Ruth Bader Ginsburg and what her passing means for Registered Persons

US Supreme Court Justice Ruth Bader Ginsburg passed away on September 18, 2020, and with her passing, a fierce fight over the next nomination begins. When Scalia passed away in 2016, the Republicans argued we should let the voters decide the next Supreme Court Justice with our Presidential vote, but before funeral plans for GB were even announced, Mitch McConnell has vowed to announce a replacement in record time.

Many folks within the Anti-Registry Movement lean to the right politically, but conservative justices have not been our allies. For many years, Justice Kennedy was the swing vote on an evenly divided SCOTUS, leading to many 5-4 decisions. To understand what losing a liberal justice has means for our cause, you must understand the political alignment of the justices and how that impacted many SCOTUS cases:

Kansas v Hendricks, 521 US 346 (1997): A 5-4 split, with conservative justices Thomas, Scalia, Rehnquist, and O’Connor joining Kennedy in upholding civil commitment based on a lower standard for commitment and a lower burden of proof. Justices Ginsburg joined Breyer, Stevens, and Souter in dissent.

McKune v. Lile, 536 US 24 (2002): A 5-4 split, with conservative justices Thomas, Scalia, Rehnquist, and O’Connor joining Kennedy in denying the Kansas Sexual Abuse Treatment Program violate inmates’ Fifth Amendment privilege against compelled self-incrimination. Justices Ginsburg joined Breyer, Stevens, and Souter in dissent.

Smith v Doe, 538 US 84 (2003): A 6-3 split, with conservative justices Thomas, Scalia, Rehnquist, and O’Connor joining Kennedy and liberal justice Souter in denying the Alaska sex offense registry is punitive and thus violating the ex post facto clause. Justices Ginsburg wrote the dissent, joined by Breyer and Stevens.

“What ultimately tips the balance for me is the Act’s excessiveness in relation to its nonpunitive purpose,” Ginsburg wrote in her dissent. “The Act applies to all convicted sex offenders, without regard to their future dangerousness. And the duration of the reporting requirement is keyed not to any determination of a particular offender’s risk of reoffending, but to whether the offense of conviction qualified as aggravated. The reporting requirements themselves are exorbitant: The Act requires aggravated offenders to engage in perpetual quarterly reporting, even if their personal information has not changed. And meriting heaviest weight in my judgment, the Act makes no provision whatever for the possibility of rehabilitation: Offenders cannot shorten their registration or notification period, even on the clearest demonstration of rehabilitation or conclusive proof of physical incapacitation. However plain it may be that a former sex offender currently poses no threat of recidivism, he will remain subject to long-term monitoring and inescapable humiliation.” (Citations omitted.)

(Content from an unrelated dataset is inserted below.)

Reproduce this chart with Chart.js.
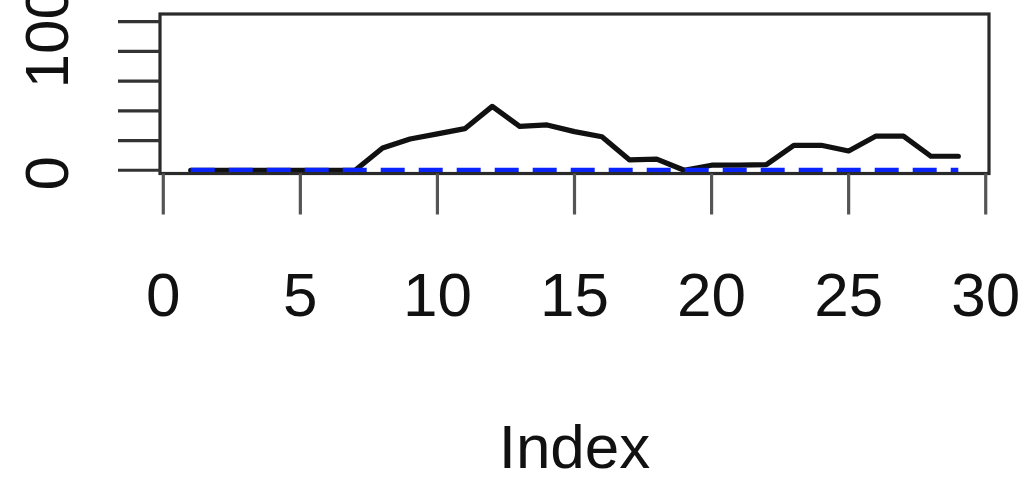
<!DOCTYPE html>
<html>
<head>
<meta charset="utf-8">
<script src="https://cdn.jsdelivr.net/npm/chart.js@4/dist/chart.umd.min.js"></script>
<style>
  html, body { margin: 0; padding: 0; background: #ffffff; }
  #wrap { width: 1025px; height: 482px; position: relative; }
</style>
</head>
<body>
<div id="wrap"><canvas id="plot"></canvas></div>
<script>
// Observation index (x) and the two series plotted against it
const index = [1, 2, 3, 4, 5, 6, 7, 8, 9, 10, 11, 12, 13, 14, 15, 16, 17, 18, 19, 20, 21, 22, 23, 24, 25, 26, 27, 28, 29];
const observed = [0, 0, 0, 0, 0, 0, 0, 15, 21, 24.5, 28, 43, 29.5, 30.5, 26, 22.5, 7, 7.5, 0, 3.4, 3.4, 3.8, 16.8, 16.8, 13, 23, 23, 9.4, 9.4];
const baseline = [0, 0, 0, 0, 0, 0, 0, 0, 0, 0, 0, 0, 0, 0, 0, 0, 0, 0, 0, 0, 0, 0, 0, 0, 0, 0, 0, 0, 0];

// Axis ticks and the labels printed on them
const xTicks = [0, 5, 10, 15, 20, 25, 30];
const xTickLabels = ['0', '5', '10', '15', '20', '25', '30'];
const yTicks = [0, 20, 40, 60, 80, 100];
const yLabelValues = [0, 100];
const yLabelTexts = ['0', '100'];
const xTitle = 'Index';

const FONT = '62px "Liberation Sans", Arial, Helvetica, sans-serif';
const INK = '#111111';

const toPoints = (ys) => index.map((x, i) => ({ x: x, y: ys[i] }));

// Base-graphics style frame: box, outward ticks, rotated y labels, axis title
const basePlotFrame = {
  id: 'basePlotFrame',
  afterDraw(chart) {
    const { ctx, chartArea: a, scales: { x, y } } = chart;
    ctx.save();

    // box around the plotting region
    ctx.strokeStyle = '#2a2a2a';
    ctx.lineWidth = 3.2;
    ctx.strokeRect(a.left, a.top, a.right - a.left, a.bottom - a.top);

    // x tick marks
    ctx.strokeStyle = '#555555';
    ctx.lineWidth = 3.2;
    xTicks.forEach(v => {
      const px = x.getPixelForValue(v);
      ctx.beginPath();
      ctx.moveTo(px, a.bottom);
      ctx.lineTo(px, a.bottom + 41);
      ctx.stroke();
    });

    // y tick marks
    ctx.strokeStyle = '#333333';
    yTicks.forEach(v => {
      const py = y.getPixelForValue(v);
      ctx.beginPath();
      ctx.moveTo(a.left, py);
      ctx.lineTo(a.left - 42, py);
      ctx.stroke();
    });

    // x tick labels
    ctx.fillStyle = INK;
    ctx.font = FONT;
    ctx.textAlign = 'center';
    ctx.textBaseline = 'alphabetic';
    xTicks.forEach((v, i) => {
      ctx.fillText(xTickLabels[i], x.getPixelForValue(v), a.bottom + 142);
    });

    // y tick labels, written parallel to the axis
    yLabelValues.forEach((v, i) => {
      const py = y.getPixelForValue(v) + (v === 0 ? 3 : 15);
      ctx.save();
      ctx.translate(a.left - 92, py);
      ctx.rotate(-Math.PI / 2);
      ctx.textAlign = 'center';
      ctx.textBaseline = 'alphabetic';
      ctx.fillText(yLabelTexts[i], 0, 0);
      ctx.restore();
    });

    // x axis title
    ctx.textAlign = 'center';
    ctx.fillText(xTitle, (a.left + a.right) / 2, 468);

    ctx.restore();
  }
};

new Chart(document.getElementById('plot'), {
  type: 'line',
  data: {
    datasets: [
      {
        data: toPoints(observed),
        borderColor: '#111111',
        borderWidth: 5.2,
        borderCapStyle: 'round',
        borderJoinStyle: 'round',
        pointRadius: 0,
        tension: 0,
        fill: false,
        order: 2
      },
      {
        data: toPoints(baseline),
        borderColor: '#0a24ff',
        borderWidth: 5,
        borderDash: [24, 14],
        borderCapStyle: 'butt',
        pointRadius: 0,
        tension: 0,
        fill: false,
        order: 1
      }
    ]
  },
  options: {
    responsive: true,
    maintainAspectRatio: false,
    animation: false,
    events: [],
    layout: { padding: { left: 160, right: 36, top: 14, bottom: 308.5 } },
    scales: {
      x: { type: 'linear', min: -0.12, max: 30.12, display: false },
      y: { type: 'linear', min: -2.2, max: 105.2, display: false }
    },
    plugins: {
      legend: { display: false },
      tooltip: { enabled: false }
    }
  },
  plugins: [basePlotFrame]
});
</script>
</body>
</html>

Kennedy v Louisiana, 554 US 407 (2008): A 5-4 split, with liberal justices Ginsburg, Stevens, Souter, and Breyer joining Kennedy in a majority opinion declaring a person cannot be executed for a sex offense where no death was involved. Conservative justices Roberts, Alito, Scalia, and Thomas feels it is perfectly fine to execute a Registered Person if his offense did not result in death.

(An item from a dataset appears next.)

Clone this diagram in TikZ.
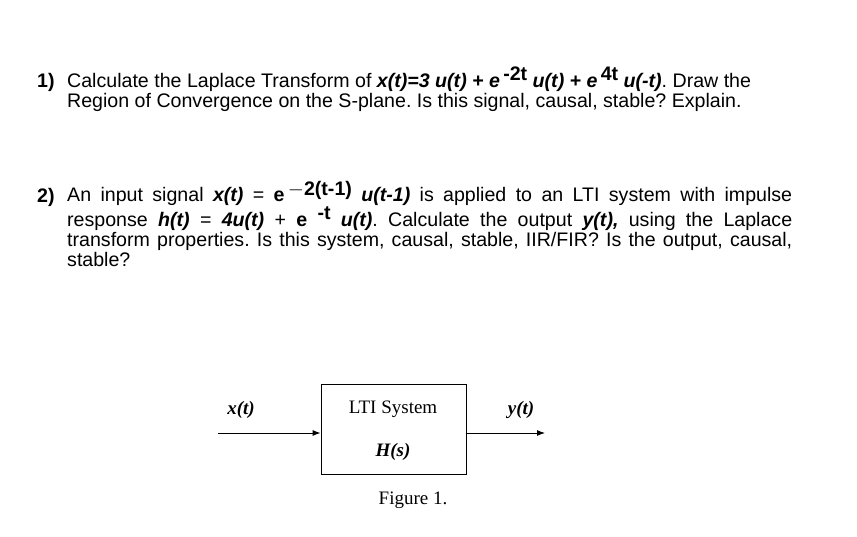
\documentclass[tikz,border=0pt]{standalone}
\usepackage{fontspec}
\setmainfont{Liberation Sans}
\newfontfamily\tnr{Liberation Serif}
\usetikzlibrary{arrows.meta}
\frenchspacing
\begin{document}
\begin{tikzpicture}[x=1pt,y=-1pt,
  txt/.style={anchor=base west,inner sep=0pt,font=\fontsize{19.6}{20}\selectfont},
  ser/.style={inner sep=0pt,font=\tnr\fontsize{19}{21}\selectfont},
  arr/.style={-{Latex[length=8pt,width=6pt]},line width=1pt}]
\useasboundingbox (0,0) rectangle (857,537);
\node[txt] (n1) at (37,88) {\textbf{1)}};
\node[txt] (l1) at (67,88) {Calculate the Laplace Transform of \textbf{\textit{x(t)=3 u(t) + e\,\raisebox{7pt}{\upshape -2t} u(t) + e\,\raisebox{7pt}{\upshape 4t} u(-t)}}. Draw the};
\node[txt] (l2) at (67,108) {Region of Convergence on the S-plane. Is this signal, causal, stable? Explain.};
\node[txt] (n2) at (37,203) {\textbf{2)}};
\node[txt,anchor=north west,text width=725pt,align=justify] (p2) at (67,181) {An input signal \textbf{\textit{x(t)}} = \textbf{e\,\raisebox{6pt}{$-$2(t-1)}} \textbf{\textit{u(t-1)}} is applied to an LTI system with impulse\linebreak
response \textbf{\textit{h(t)}} = \textbf{\textit{4u(t)}} + \textbf{e \raisebox{7pt}{-t} \textit{u(t)}}. Calculate the output \textbf{\textit{y(t),}} using the Laplace\linebreak
transform properties. Is this system, causal, stable, IIR/FIR? Is the output, causal,\linebreak
stable?};
\node[draw,line width=0.8pt,minimum width=145pt,minimum height=90pt,inner sep=0pt] (sys) at (393.5,429) {};
\node[ser] (t1) at (393,409) {LTI System};
\node[ser] (t2) at (393,452) {\textbf{\textit{H(s)}}};
\node[ser] (fig) at (413,500) {Figure 1.};
\coordinate (in) at (218,433);
\coordinate (out) at (545,433);
\draw[arr] (in) -- (sys.west |- in);
\draw[arr] (sys.east |- out) -- (out);
\node[ser] (xl) at (241,410) {\textbf{\textit{x(t)}}};
\node[ser] (yl) at (521,410) {\textbf{\textit{y(t)}}};
\end{tikzpicture}
\end{document}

Packingham v North Carolina, 582 US _ (2017): While this decision was unanimous on upholding a registrant’s right to social media (8-0, as Justice Gorsuch was not a part of the vote), the conservative justices Roberts, Alito, Roberts, and Thomas wrote a concurring opinion that state states should be allowed to regulate activity on certain websites.

US v Haymond, 588 US _ (2019): In a 5-4 split that ruled 18 USC 3583(k) violates the Fifth and Sixth Amendments by imposing a mandatory minimum punishment on a criminal defendant upon a finding by a preponderance of the evidence that the defendant engaged in certain criminal conduct during supervised release, Ginsburg joined liberal justices Breyer, Kagan, and Sotomayor and conservative justice Gorsuch in the majority opinion. Conservative justices Alito, Roberts, Thomas, and Kavanaugh dissented. The case involved a Registered Person sentenced on a parole violation based on a “preponderance of the evidence” finding the registrant’s computer may have recently contained illicit photos.

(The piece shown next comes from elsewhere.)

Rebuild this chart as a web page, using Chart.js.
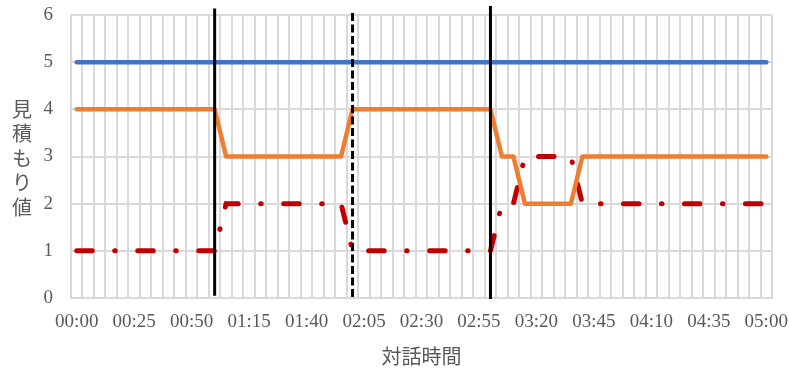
<!DOCTYPE html>
<html>
<head>
<meta charset="utf-8">
<script src="https://cdn.jsdelivr.net/npm/chart.js@4"></script>
<style>
  body { margin: 0; background: #fff; }
</style>
</head>
<body>
<canvas id="grafica" width="789" height="372"></canvas>
<script>
// 5秒刻みの時刻（00:00〜05:00）
const times = [
    '00:00', '00:05', '00:10', '00:15', '00:20', '00:25', '00:30', '00:35', '00:40', '00:45',
    '00:50', '00:55', '01:00', '01:05', '01:10', '01:15', '01:20', '01:25', '01:30', '01:35',
    '01:40', '01:45', '01:50', '01:55', '02:00', '02:05', '02:10', '02:15', '02:20', '02:25',
    '02:30', '02:35', '02:40', '02:45', '02:50', '02:55', '03:00', '03:05', '03:10', '03:15',
    '03:20', '03:25', '03:30', '03:35', '03:40', '03:45', '03:50', '03:55', '04:00', '04:05',
    '04:10', '04:15', '04:20', '04:25', '04:30', '04:35', '04:40', '04:45', '04:50', '04:55',
    '05:00'
];

const blueValues = [
    5, 5, 5, 5, 5, 5, 5, 5, 5, 5,
    5, 5, 5, 5, 5, 5, 5, 5, 5, 5,
    5, 5, 5, 5, 5, 5, 5, 5, 5, 5,
    5, 5, 5, 5, 5, 5, 5, 5, 5, 5,
    5, 5, 5, 5, 5, 5, 5, 5, 5, 5,
    5, 5, 5, 5, 5, 5, 5, 5, 5, 5,
    5
];

const orangeValues = [
    4, 4, 4, 4, 4, 4, 4, 4, 4, 4,
    4, 4, 4, 3, 3, 3, 3, 3, 3, 3,
    3, 3, 3, 3, 4, 4, 4, 4, 4, 4,
    4, 4, 4, 4, 4, 4, 4, 3, 3, 2,
    2, 2, 2, 2, 3, 3, 3, 3, 3, 3,
    3, 3, 3, 3, 3, 3, 3, 3, 3, 3,
    3
];

const redValues = [
    1, 1, 1, 1, 1, 1, 1, 1, 1, 1,
    1, 1, 1, 2, 2, 2, 2, 2, 2, 2,
    2, 2, 2, 2, 1, 1, 1, 1, 1, 1,
    1, 1, 1, 1, 1, 1, 1, 2, 2, 3,
    3, 3, 3, 3, 2, 2, 2, 2, 2, 2,
    2, 2, 2, 2, 2, 2, 2, 2, 2, 2,
    2
];

const yTicks = [0, 1, 2, 3, 4, 5, 6];

// 区切り線の時刻
const markerTimes = ['01:00', '02:00', '03:00'];

const markerStyles = [
    { dash: [], top: 6.14, bottom: 0.05 },
    { dash: [8, 3.5], top: 6.04, bottom: -0.04 },
    { dash: [], top: 6.19, bottom: -0.02 }
];

const yTitle = '見積もり値';
const xTitle = '対話時間';

const tickFont = { family: 'Liberation Serif', size: 19 };
const textColor = '#595959';
const gridColor = '#d9d9d9';

// 縦線（区切り）を描く
const markerPlugin = {
    id: 'markers',
    afterDatasetsDraw(chart) {
        const { ctx, scales: { x, y } } = chart;
        ctx.save();
        ctx.strokeStyle = '#000';
        ctx.lineWidth = 3;
        markerTimes.forEach((t, i) => {
            const px = x.getPixelForValue(times.indexOf(t));
            const st = markerStyles[i];
            ctx.setLineDash(st.dash);
            ctx.beginPath();
            ctx.moveTo(px, y.getPixelForValue(st.top));
            ctx.lineTo(px, y.getPixelForValue(st.bottom));
            ctx.stroke();
        });
        ctx.restore();
    }
};

// 縦書きの軸タイトル
const yTitlePlugin = {
    id: 'yTitle',
    afterDraw(chart) {
        const { ctx } = chart;
        ctx.save();
        ctx.fillStyle = textColor;
        ctx.font = '20px "Noto Sans CJK JP"';
        ctx.textAlign = 'center';
        ctx.textBaseline = 'middle';
        [...yTitle].forEach((ch, i) => {
            ctx.fillText(ch, 22, 109 + i * 24.5);
        });
        ctx.restore();
    }
};

const ctx = document.getElementById('grafica');

new Chart(ctx, {
    type: 'line',

    data: {
        labels: times,

        datasets: [
            {
                data: blueValues,
                borderColor: '#4472c4',
                borderWidth: 4.5,
                borderCapStyle: 'round',
                pointRadius: 0,
                fill: false
            },
            {
                data: orangeValues,
                borderColor: '#ed7d31',
                borderWidth: 4.5,
                borderCapStyle: 'round',
                borderJoinStyle: 'round',
                pointRadius: 0,
                fill: false
            },
            {
                data: redValues,
                borderColor: '#c00000',
                borderWidth: 5,
                borderCapStyle: 'round',
                borderDash: [15.5, 22.5, 0.5, 22.5],
                pointRadius: 0,
                fill: false
            }
        ]
    },

    options: {
        responsive: false,
        animation: false,
        devicePixelRatio: 1,

        layout: {
            padding: { left: 0, right: 17, top: 15, bottom: 0 }
        },

        plugins: {
            legend: { display: false },
            tooltip: { enabled: false }
        },

        scales: {
            x: {
                offset: true,
                grid: {
                    offset: true,
                    color: gridColor,
                    lineWidth: 2,
                    drawTicks: false
                },
                border: { color: gridColor, width: 2 },
                ticks: {
                    autoSkip: false,
                    maxRotation: 0,
                    padding: 13,
                    color: textColor,
                    font: tickFont,
                    callback: (v, i) => (i % 5 === 0 ? times[i] : '')
                },
                title: {
                    display: true,
                    text: xTitle,
                    color: textColor,
                    font: { family: 'Noto Sans CJK JP', size: 20 },
                    padding: { top: 0, bottom: 4 }
                },
                afterFit: (scale) => {
                    scale.height = 74;
                    scale.paddingLeft = 0;
                    scale.paddingRight = 0;
                }
            },

            y: {
                min: 0,
                max: 6,
                afterBuildTicks: (scale) => {
                    scale.ticks = yTicks.map(v => ({ value: v }));
                },
                grid: {
                    color: gridColor,
                    lineWidth: 2,
                    drawTicks: false
                },
                border: { display: false },
                ticks: {
                    padding: 18,
                    color: textColor,
                    font: tickFont
                },
                afterFit: (scale) => {
                    scale.width = 71;
                    scale.paddingTop = 0;
                    scale.paddingBottom = 0;
                }
            }
        }
    },

    plugins: [markerPlugin, yTitlePlugin]
});
</script>
</body>
</html>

While this pattern has not been universal (See US v Comstock, 560 US 126 (2010), where only conservative justices Alito and Thomas rejected the majority opinion that Congress had the constitutional authority to enact the Adam Walsh Act under the Necessary and Proper Clause), the majority of landmark cases impacting Registered Persons have been divided, with liberal justices more likely to vote against registry laws and other draconian sanctions.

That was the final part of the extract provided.